Honey bees are highly effective managed pollinators of great significance to crop production worldwide. Reports on increased honey bee mortality in recent years have thus triggered numerous national studies to understand more about what factors affect bee health. Yet despite all these studies, our collective understanding of honey bee health has been hampered by a lack of collaborative transnational efforts following common protocols. The pan-European epidemiological study is based on the results of the EPILOBEE Monitoring, conducted by the European Reference Laboratory of Bee Health, in 17 EU countries. The study, published in PLOS ONE in March 2017, shows the value of such studies, and, remarkably, reveals that a beekeeper’s professional background, experience and apicultural practices are critical to honey bee colony survival.
The aim of this study was, in the authors’ words, to “identify the key risk factors surrounding honey bee colony mortality through data from the first surveillance program based on randomly selected participants and deploying standardized methods to monitor honey bee colony health, pests, diseases and management practices across 17 European countries”. The geographical spread of the study is significant. Surveillance began in autumn 2012 and continued through to summer 2014. A representative set of honey bee colonies was gathered through random sampling of apiaries and bee colonies in each of the 17 countries. Colony mortality rates were calculated by taking the data from apiaries where three consecutive visits had taken place (before and after winter and during the beekeeping season). Annual colony mortality was calculated by pooling the winter mortality and seasonal mortality for 2,332 apiaries for the first year and 2,426 apiaries for the second year. During each visit, beekeeping practices and clinical signs of the main honey bee diseases were recorded using a standardized questionnaire. The results of this stringently conducted study are very revealing.
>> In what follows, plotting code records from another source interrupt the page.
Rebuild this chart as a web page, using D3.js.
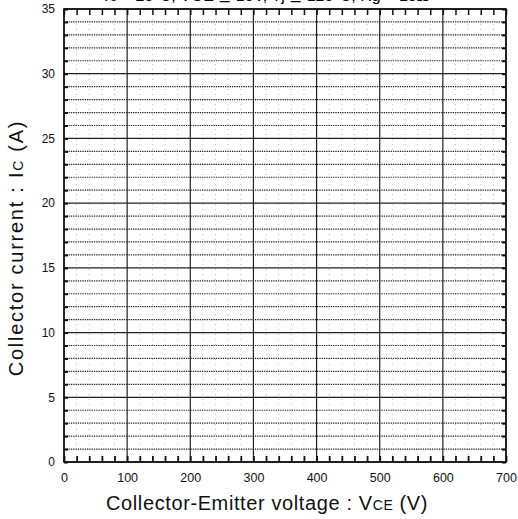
<!DOCTYPE html>
<html>
<head>
<meta charset="utf-8">
<script src="https://cdn.jsdelivr.net/npm/d3@7"></script>
<style>
  body { margin: 0; background: #fff; }
  svg { font-family: "Liberation Sans", Arial, sans-serif; }
</style>
</head>
<body>
<div id="chart"></div>
<script>
// Datos del grafico (rejilla vacia de hoja de datos)
const xMajor = [0, 100, 200, 300, 400, 500, 600, 700];
const yMajor = [0, 5, 10, 15, 20, 25, 30, 35];
const xMinorStep = 20;
const yMinorStep = 1;
const titleText = "Tc = 25°C, VGE ≦ 15V, Tj ≦ 125°C, Rg = 10Ω";

// Margenes y tamaños
var margin = { top: 9, right: 12, bottom: 57, left: 64 },
    width = 518 - margin.left - margin.right,
    height = 519 - margin.top - margin.bottom;

var x = d3.scaleLinear().domain([0, 700]).range([0, width]);
var y = d3.scaleLinear().domain([0, 35]).range([height, 0]);

var svg = d3.select("#chart").append("svg")
    .attr("width", 518)
    .attr("height", 519);

// Titulo cortado arriba (igual que en el original escaneado)
svg.append("text")
    .attr("x", 265)
    .attr("y", 0.5)
    .style("text-anchor", "middle")
    .style("font-size", "16px")
    .text(titleText);

var g = svg.append("g")
    .attr("transform", "translate(" + margin.left + "," + margin.top + ")");

var xMinor = d3.range(0, 701, xMinorStep).filter(d => d % 100 !== 0);
var yMinor = d3.range(0, 36, yMinorStep).filter(d => d % 5 !== 0);

// Lineas verticales menores (punteadas, tenues)
g.selectAll(".vminor")
    .data(xMinor)
    .enter().append("line")
    .attr("x1", d => x(d)).attr("x2", d => x(d))
    .attr("y1", 0).attr("y2", height)
    .style("stroke", "#aaa")
    .style("stroke-width", 0.8)
    .style("stroke-dasharray", "1,4");

// Lineas horizontales menores (punteadas)
g.selectAll(".hminor")
    .data(yMinor)
    .enter().append("line")
    .attr("x1", 0).attr("x2", width)
    .attr("y1", d => y(d)).attr("y2", d => y(d))
    .style("stroke", "#222")
    .style("stroke-width", 1.2)
    .style("stroke-dasharray", "1.3,1");

// Lineas mayores
g.selectAll(".vmajor")
    .data(xMajor)
    .enter().append("line")
    .attr("x1", d => x(d)).attr("x2", d => x(d))
    .attr("y1", 0).attr("y2", height)
    .style("stroke", "#222")
    .style("stroke-width", 1.2);

g.selectAll(".hmajor")
    .data(yMajor)
    .enter().append("line")
    .attr("x1", 0).attr("x2", width)
    .attr("y1", d => y(d)).attr("y2", d => y(d))
    .style("stroke", "#222")
    .style("stroke-width", 1.3);

// Marcas internas en los cuatro lados
var xTickVals = d3.range(0, 701, xMinorStep);
var yTickVals = d3.range(0, 36, yMinorStep);

g.append("g")
    .attr("transform", "translate(0," + height + ")")
    .call(d3.axisTop(x).tickValues(xTickVals).tickSize(6).tickFormat(""))
    .call(a => a.select(".domain").remove())
    .selectAll("line").style("stroke", "#111").style("stroke-width", 1.8);

g.append("g")
    .call(d3.axisBottom(x).tickValues(xTickVals).tickSize(6).tickFormat(""))
    .call(a => a.select(".domain").remove())
    .selectAll("line").style("stroke", "#111").style("stroke-width", 1.5);

g.append("g")
    .call(d3.axisRight(y).tickValues(yTickVals).tickSize(4).tickFormat(""))
    .call(a => a.select(".domain").remove())
    .selectAll("line").style("stroke", "#111").style("stroke-width", 2);

g.append("g")
    .attr("transform", "translate(" + width + ",0)")
    .call(d3.axisLeft(y).tickValues(yTickVals).tickSize(4).tickFormat(""))
    .call(a => a.select(".domain").remove())
    .selectAll("line").style("stroke", "#111").style("stroke-width", 2);

// Borde
g.append("rect")
    .attr("width", width).attr("height", height)
    .style("fill", "none")
    .style("stroke", "#111")
    .style("stroke-width", 1.6);

// Etiquetas de los ejes (numeros)
var xAxis = g.append("g")
    .attr("transform", "translate(0," + height + ")")
    .call(d3.axisBottom(x).tickValues(xMajor).tickSize(0).tickPadding(11));
xAxis.select(".domain").remove();
xAxis.selectAll("text").style("font-size", "12.5px").style("fill", "#111")
    .style("font-family", "'Liberation Sans', Arial, sans-serif");

var yAxis = g.append("g")
    .call(d3.axisLeft(y).tickValues(yMajor).tickSize(0).tickPadding(9));
yAxis.select(".domain").remove();
yAxis.selectAll("text").style("font-size", "12px").style("fill", "#111")
    .style("font-family", "'Liberation Sans', Arial, sans-serif");

// Ajustar el espaciado para que el texto ocupe el ancho deseado
function fitText(t, target) {
    var n = t.text().length;
    var len = t.node().getComputedTextLength();
    var ls = Math.max(0, (target - len) / n);
    t.style("letter-spacing", ls + "px");
}

// Titulos de los ejes
var xl = svg.append("text")
    .attr("x", 267)
    .attr("y", 510)
    .style("text-anchor", "middle")
    .style("font-size", "20px")
    .style("fill", "#111");
xl.append("tspan").text("Collector-Emitter voltage : V");
xl.append("tspan").style("font-size", "14px").text("CE");
xl.append("tspan").text(" (V)");
fitText(xl, 322);

var yl = svg.append("text")
    .attr("transform", "translate(23,248) rotate(-90)")
    .style("text-anchor", "middle")
    .style("font-size", "20px")
    .style("fill", "#111");
yl.append("tspan").text("Collector current  :  I");
yl.append("tspan").style("font-size", "14px").text("C");
yl.append("tspan").text(" (A)");
fitText(yl, 260);
</script>
</body>
</html>
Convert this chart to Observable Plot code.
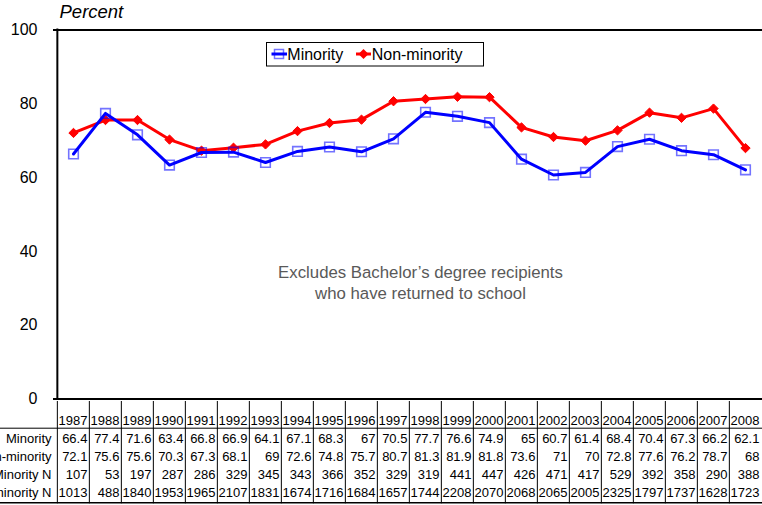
<!DOCTYPE html>
<html><head><meta charset="utf-8">
<script src="https://cdn.jsdelivr.net/npm/d3@7"></script>
<script src="https://cdn.jsdelivr.net/npm/@observablehq/plot@0.6"></script>
<style>
html,body{margin:0;padding:0;background:#fff;overflow:hidden;}
#wrap{position:relative;width:762px;height:505px;overflow:hidden;font-family:"Liberation Sans",Arial,sans-serif;}
#wrap svg{display:block;max-width:none;}
#wrap svg.chartA{overflow:visible;position:relative;z-index:1;}
.chartA g[aria-label^="y-axis"] text{font-size:16px;}
#legend{position:absolute;left:266px;top:42px;z-index:2;}
</style></head><body><div id="wrap"><div id="legend"></div></div>
<script>
const years = [1987,1988,1989,1990,1991,1992,1993,1994,1995,1996,1997,1998,1999,2000,2001,2002,2003,2004,2005,2006,2007,2008];
const minority = [66.4,77.4,71.6,63.4,66.8,66.9,64.1,67.1,68.3,67,70.5,77.7,76.6,74.9,65,60.7,61.4,68.4,70.4,67.3,66.2,62.1];
const nonMinority = [72.1,75.6,75.6,70.3,67.3,68.1,69,72.6,74.8,75.7,80.7,81.3,81.9,81.8,73.6,71,70,72.8,77.6,76.2,78.7,68];
const minorityN = [107,53,197,287,286,329,345,343,366,352,329,319,441,447,426,471,417,529,392,358,290,388];
const nonMinorityN = [1013,488,1840,1953,1965,2107,1831,1674,1716,1684,1657,1744,2208,2070,2068,2065,2005,2325,1797,1737,1628,1723];
const yTicks = [0,20,40,60,80,100];
const rowNames = ["Minority","Non-minority","Minority N","Non-minority N"];
const noteText = "Excludes Bachelor\u2019s degree recipients\nwho have returned to school";
const yLabel = "Percent";

const FONT = '"Liberation Sans", Arial, sans-serif';
const colStep = 32.3, x0 = 54;
const xRange = [x0 + colStep/2, x0 + colStep/2 + colStep*(years.length-1)];

const minData = years.map((y,i)=>({year:y, value:minority[i]}));
const nonData = years.map((y,i)=>({year:y, value:nonMinority[i]}));

const chart = Plot.plot({
  width: 762, height: 401, marginTop: 29.5, marginBottom: 2.5, marginLeft: 54, marginRight: 0,
  className: "chartA",
  style: {fontFamily: FONT, fontSize: "16px", background: "transparent", color: "black", overflow: "visible"},
  x: {type: "point", domain: years, range: xRange, padding: 0, axis: null},
  y: {domain: [0,100], ticks: yTicks, tickSize: 0, tickPadding: 17, label: null},
  marks: [
    Plot.ruleY([0,100], {y: d=>d, stroke: "black", strokeWidth: 2, strokeLinecap: "square"}),
    Plot.ruleX([years[0]], {x: d=>d, dx: -colStep/2, y1: 0, y2: 100, stroke: "black", strokeWidth: 2, strokeLinecap: "square"}),
    Plot.text([yLabel], {frameAnchor: "top-left", dx: 5, dy: -17.5, text: d=>d, textAnchor: "start", lineAnchor: "middle", fontStyle: "italic", fontSize: 18.5, fill: "black"}),
    Plot.text([noteText], {frameAnchor: "top-left", dx: 366, dy: 252, text: d=>d, textAnchor: "middle", lineAnchor: "middle", lineHeight: 1.22, fontSize: 16.8, fill: "#595959"}),
    Plot.line(nonData, {x: "year", y: "value", stroke: "#ff0000", strokeWidth: 3}),
    Plot.dot(nonData, {x: "year", y: "value", symbol: "diamond2", r: 4.2, fill: "#ff0000", stroke: "#ff0000", strokeWidth: 1}),
    Plot.line(minData, {x: "year", y: "value", stroke: "#0000ff", strokeWidth: 3}),
    Plot.dot(minData, {x: "year", y: "value", symbol: "square", r: 5.4, fill: "none", stroke: "#0000ff", strokeOpacity: 0.55, strokeWidth: 1.6})
  ]
});

const rowKeys = ["year", ...rowNames];
const rowArrays = [minority, nonMinority, minorityN, nonMinorityN];
const cells = [];
years.forEach((y,i)=>{
  cells.push({row: "year", year: y, text: String(y)});
  rowNames.forEach((r,k)=>cells.push({row: r, year: y, text: String(rowArrays[k][i])}));
});

const table = Plot.plot({
  width: 762, height: 104, marginTop: 0, marginBottom: 1.7, marginLeft: 0, marginRight: 0,
  style: {fontFamily: FONT, fontSize: "13px", background: "white", color: "black"},
  x: {type: "point", domain: years, range: xRange, padding: 0, axis: null},
  y: {type: "point", domain: rowKeys, range: [17, 92], padding: 0, axis: null},
  marks: [
    Plot.ruleX(years, {x: d=>d, dx: -colStep/2, stroke: "#000", strokeWidth: 1}),
    Plot.ruleY(["year"], {y: d=>d, dy: 7.7, stroke: "#000", strokeWidth: 1}),
    Plot.ruleY(["Non-minority N"], {y: d=>d, dy: 10.3, stroke: "#000", strokeWidth: 1.5}),
    Plot.text(cells, {x: "year", y: "row", text: "text", textAnchor: "end", dx: colStep/2 - 2.2, fontSize: 13, fill: "black"}),
    Plot.text(rowNames, {y: d=>d, text: d=>d, frameAnchor: "left", dx: 51, textAnchor: "end", fontSize: 13, fill: "black"})
  ]
});

const wrap = document.getElementById("wrap");
wrap.appendChild(chart);
wrap.appendChild(table);

document.getElementById("legend").innerHTML = `
<svg width="219" height="25" style="display:block;font-family:${FONT.replace(/"/g,"'")}">
<rect x="0.5" y="0.5" width="217" height="23.5" fill="white" stroke="black" stroke-width="1"/>
<line x1="5.5" x2="21" y1="12" y2="12" stroke="#0000ff" stroke-width="3"/>
<rect x="8.5" y="7.5" width="9" height="9" fill="none" stroke="#0000ff" stroke-opacity="0.55" stroke-width="1.5"/>
<text x="21.3" y="12" dy="0.35em" font-size="16" fill="black">Minority</text>
<line x1="90" x2="105" y1="12" y2="12" stroke="#ff0000" stroke-width="3"/>
<path d="M97.5,7L102.5,12L97.5,17L92.5,12Z" fill="#ff0000"/>
<text x="105.7" y="12" dy="0.35em" font-size="16" fill="black">Non-minority</text>
</svg>`;
</script>
</body></html>
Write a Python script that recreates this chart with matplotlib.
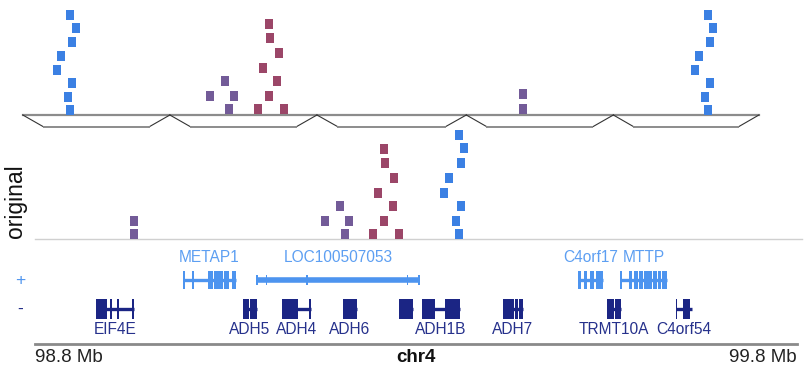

Hobby beekeepers with small apiaries and little beekeeping experience had twice the winter mortality rate of professional beekeepers. Moreover, honey bees kept by professional beekeepers didn’t display any signs of disease during the apiary inspections, whereas the colonies of hobby beekeepers frequently showed symptoms of severe Varroa infestation. In the group with the highest winter mortality rate, the beekeepers were over 65 years of age, had not attended any training courses in the previous three years, kept no beekeeping management records, and had no formal beekeeping qualification. In contrast, the beekeepers in the cluster with the lowest winter mortality were 30-45 years old, had attended training courses in the previous three years, were members of a beekeeping organization, and had more than five years of beekeeping experience. A similar pattern was evident in the seasonal mortality clusters.
The study revealed that among the main factors promoting healthy honey bee colonies are the beekeeper’s professional expertise, experience and apicultural practices. Consequently, the authors of the study recommend that more efforts be made to train beekeepers in good apicultural practices and early identification of diseases.